## What you are asked to do
Skip the pictures. Reproduce all other material exactly.

━━━━━ Excerpted records ━━━━━

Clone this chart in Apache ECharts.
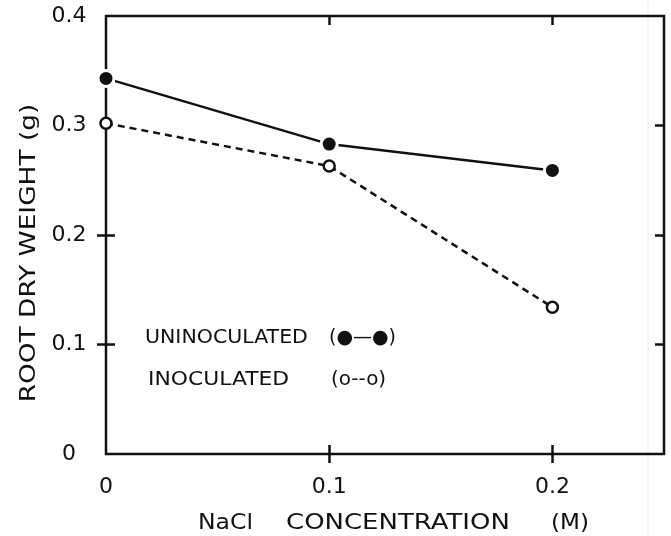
<!DOCTYPE html>
<html>
<head>
<meta charset="utf-8">
<script src="https://cdn.jsdelivr.net/npm/echarts@6/dist/echarts.min.js"></script>
<style>
  html, body {margin:0; padding:0; background:#fff;}
  #chart {width:671px; height:536px;}
</style>
</head>
<body>
<div id="chart"></div>
<script>
// data
var nacl = [0, 0.1, 0.2];                 // NaCl concentration (M)
var uninoculated = [0.343, 0.283, 0.259]; // root dry weight (g)
var inoculated = [0.302, 0.263, 0.134];
var xTickLabels = [0, 0.1, 0.2];
var xTicks = [0.1, 0.2];
var yTicksLeft = [0.1, 0.2];
var yTicksRight = [0.1, 0.2, 0.3];

var ink = '#111';
var font = 'DejaVu Sans';
var half = 9; // half length of the crossing ticks

function pairs(xs, ys){
    return xs.map(function(d,i){return [d, ys[i]];});
};

function label(txt, x, y, size, sx){
    return {type:'text', x:x, y:y, scaleX:sx || 1,
        style:{text:txt, fill:ink, fontFamily:font, fontSize:size, align:'left', verticalAlign:'middle'}};
};

var myChart = echarts.init(document.getElementById('chart'));

// the frame is the grid border; the axes only draw ticks and labels.
// left/bottom axes are pushed out by `half` so their inside ticks cross the frame
option = {
    backgroundColor:'#fff',
    animation:false,
    grid:{left:106, top:16, right:7, bottom:82, containLabel:false,
          show:true, borderColor:ink, borderWidth:2.5, backgroundColor:'transparent'},
    xAxis:[
        {
            type:'value', position:'bottom', offset:half, min:0, max:0.25,
            axisLine:{show:false, onZero:false},
            axisTick:{show:true, inside:true, length:half*2, customValues:xTicks, lineStyle:{color:ink, width:2.5}},
            axisLabel:{show:true, customValues:xTickLabels, margin:13, color:ink, fontFamily:font, fontSize:22,
                formatter:function(v){return v === 0 ? '0' : String(v);}},
            splitLine:{show:false}
        },
        {
            type:'value', position:'top', min:0, max:0.25,
            axisLine:{show:false, onZero:false},
            axisTick:{show:true, inside:true, length:half, customValues:xTicks, lineStyle:{color:ink, width:2.5}},
            axisLabel:{show:false},
            splitLine:{show:false}
        }
    ],
    yAxis:[
        {
            type:'value', position:'left', offset:half, min:0, max:0.4, interval:0.1,
            axisLine:{show:false, onZero:false},
            axisTick:{show:true, inside:true, length:half*2, customValues:yTicksLeft, lineStyle:{color:ink, width:2.5}},
            axisLabel:{show:true, margin:37-half, align:'center', color:ink, fontFamily:font, fontSize:22,
                formatter:function(v){return v === 0 ? '0' : v.toFixed(1);}},
            splitLine:{show:false}
        },
        {
            type:'value', position:'right', min:0, max:0.4, interval:0.1,
            axisLine:{show:false, onZero:false},
            axisTick:{show:true, inside:true, length:half, customValues:yTicksRight, lineStyle:{color:ink, width:2.5}},
            axisLabel:{show:false},
            splitLine:{show:false}
        }
    ],
    graphic:[
        // scan edge
        {type:'line', shape:{x1:648, y1:0, x2:648, y2:536}, style:{stroke:'#ececec', lineWidth:1}, z:-1},
        // y axis title
        {type:'text', x:29, y:253, rotation:Math.PI/2, scaleX:1.2,
            style:{text:'ROOT DRY WEIGHT (g)', fill:ink, fontFamily:font, fontSize:22, align:'center', verticalAlign:'middle'}},
        // x axis title, the words are spread wide in the original lettering
        label('NaCl', 198, 523, 22, 1.07),
        label('CONCENTRATION', 286, 523, 22, 1.18),
        label('(M)', 551, 523, 22, 1.05),
        // key
        label('UNINOCULATED', 145, 338, 19, 1.08),
        label('(●—●)', 329, 338, 19, 1),
        label('INOCULATED', 148, 380, 19, 1.15),
        label('(o--o)', 331, 380, 19, 1.05)
    ],
    series:[
        {
            name:'UNINOCULATED',
            type:'line',
            data:pairs(nacl, uninoculated),
            symbol:'circle',
            symbolSize:16,
            lineStyle:{color:ink, width:2.5},
            itemStyle:{color:ink, borderColor:'#fff', borderWidth:3},
            z:5
        },
        {
            name:'INOCULATED',
            type:'line',
            data:pairs(nacl, inoculated),
            symbol:'circle',
            symbolSize:11,
            lineStyle:{color:ink, width:2.5, type:[7,5]},
            itemStyle:{color:'#fff', borderColor:ink, borderWidth:2.5},
            z:6
        }
    ]
};

myChart.setOption(option);
</script>
</body>
</html>
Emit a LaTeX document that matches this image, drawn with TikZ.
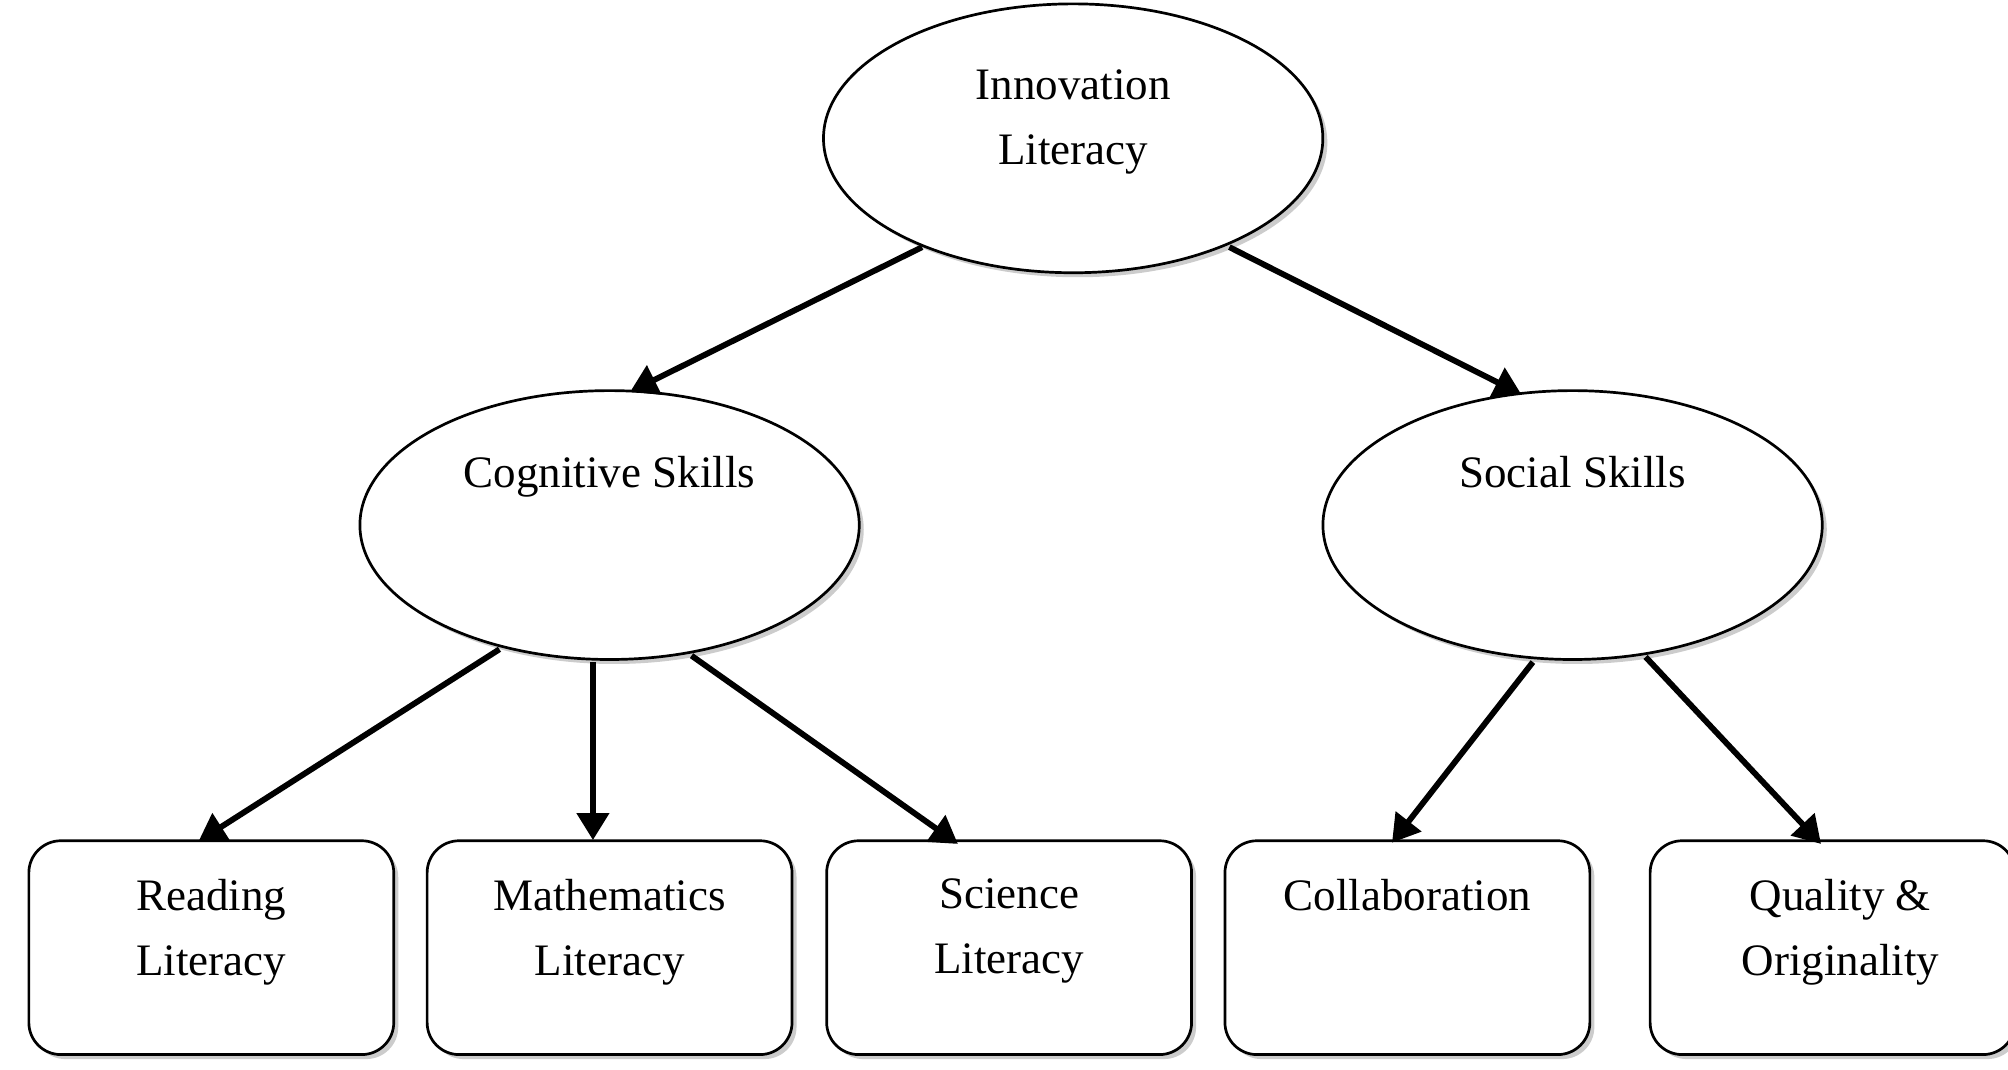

━━━━━

## Right answer
Clone this chart in Apache ECharts.
<!DOCTYPE html>
<html>
<head>
<meta charset="utf-8">
<script src="https://cdn.jsdelivr.net/npm/echarts@6/dist/echarts.min.js"></script>
<style>
  html, body {margin:0; padding:0; background:#fff;}
  #chart {width:671px; height:536px;}
</style>
</head>
<body>
<div id="chart"></div>
<script>
// data
var nacl = [0, 0.1, 0.2];                 // NaCl concentration (M)
var uninoculated = [0.343, 0.283, 0.259]; // root dry weight (g)
var inoculated = [0.302, 0.263, 0.134];
var xTickLabels = [0, 0.1, 0.2];
var xTicks = [0.1, 0.2];
var yTicksLeft = [0.1, 0.2];
var yTicksRight = [0.1, 0.2, 0.3];

var ink = '#111';
var font = 'DejaVu Sans';
var half = 9; // half length of the crossing ticks

function pairs(xs, ys){
    return xs.map(function(d,i){return [d, ys[i]];});
};

function label(txt, x, y, size, sx){
    return {type:'text', x:x, y:y, scaleX:sx || 1,
        style:{text:txt, fill:ink, fontFamily:font, fontSize:size, align:'left', verticalAlign:'middle'}};
};

var myChart = echarts.init(document.getElementById('chart'));

// the frame is the grid border; the axes only draw ticks and labels.
// left/bottom axes are pushed out by `half` so their inside ticks cross the frame
option = {
    backgroundColor:'#fff',
    animation:false,
    grid:{left:106, top:16, right:7, bottom:82, containLabel:false,
          show:true, borderColor:ink, borderWidth:2.5, backgroundColor:'transparent'},
    xAxis:[
        {
            type:'value', position:'bottom', offset:half, min:0, max:0.25,
            axisLine:{show:false, onZero:false},
            axisTick:{show:true, inside:true, length:half*2, customValues:xTicks, lineStyle:{color:ink, width:2.5}},
            axisLabel:{show:true, customValues:xTickLabels, margin:13, color:ink, fontFamily:font, fontSize:22,
                formatter:function(v){return v === 0 ? '0' : String(v);}},
            splitLine:{show:false}
        },
        {
            type:'value', position:'top', min:0, max:0.25,
            axisLine:{show:false, onZero:false},
            axisTick:{show:true, inside:true, length:half, customValues:xTicks, lineStyle:{color:ink, width:2.5}},
            axisLabel:{show:false},
            splitLine:{show:false}
        }
    ],
    yAxis:[
        {
            type:'value', position:'left', offset:half, min:0, max:0.4, interval:0.1,
            axisLine:{show:false, onZero:false},
            axisTick:{show:true, inside:true, length:half*2, customValues:yTicksLeft, lineStyle:{color:ink, width:2.5}},
            axisLabel:{show:true, margin:37-half, align:'center', color:ink, fontFamily:font, fontSize:22,
                formatter:function(v){return v === 0 ? '0' : v.toFixed(1);}},
            splitLine:{show:false}
        },
        {
            type:'value', position:'right', min:0, max:0.4, interval:0.1,
            axisLine:{show:false, onZero:false},
            axisTick:{show:true, inside:true, length:half, customValues:yTicksRight, lineStyle:{color:ink, width:2.5}},
            axisLabel:{show:false},
            splitLine:{show:false}
        }
    ],
    graphic:[
        // scan edge
        {type:'line', shape:{x1:648, y1:0, x2:648, y2:536}, style:{stroke:'#ececec', lineWidth:1}, z:-1},
        // y axis title
        {type:'text', x:29, y:253, rotation:Math.PI/2, scaleX:1.2,
            style:{text:'ROOT DRY WEIGHT (g)', fill:ink, fontFamily:font, fontSize:22, align:'center', verticalAlign:'middle'}},
        // x axis title, the words are spread wide in the original lettering
        label('NaCl', 198, 523, 22, 1.07),
        label('CONCENTRATION', 286, 523, 22, 1.18),
        label('(M)', 551, 523, 22, 1.05),
        // key
        label('UNINOCULATED', 145, 338, 19, 1.08),
        label('(●—●)', 329, 338, 19, 1),
        label('INOCULATED', 148, 380, 19, 1.15),
        label('(o--o)', 331, 380, 19, 1.05)
    ],
    series:[
        {
            name:'UNINOCULATED',
            type:'line',
            data:pairs(nacl, uninoculated),
            symbol:'circle',
            symbolSize:16,
            lineStyle:{color:ink, width:2.5},
            itemStyle:{color:ink, borderColor:'#fff', borderWidth:3},
            z:5
        },
        {
            name:'INOCULATED',
            type:'line',
            data:pairs(nacl, inoculated),
            symbol:'circle',
            symbolSize:11,
            lineStyle:{color:ink, width:2.5, type:[7,5]},
            itemStyle:{color:'#fff', borderColor:ink, borderWidth:2.5},
            z:6
        }
    ]
};

myChart.setOption(option);
</script>
</body>
</html>
Emit a LaTeX document that matches this image, drawn with TikZ.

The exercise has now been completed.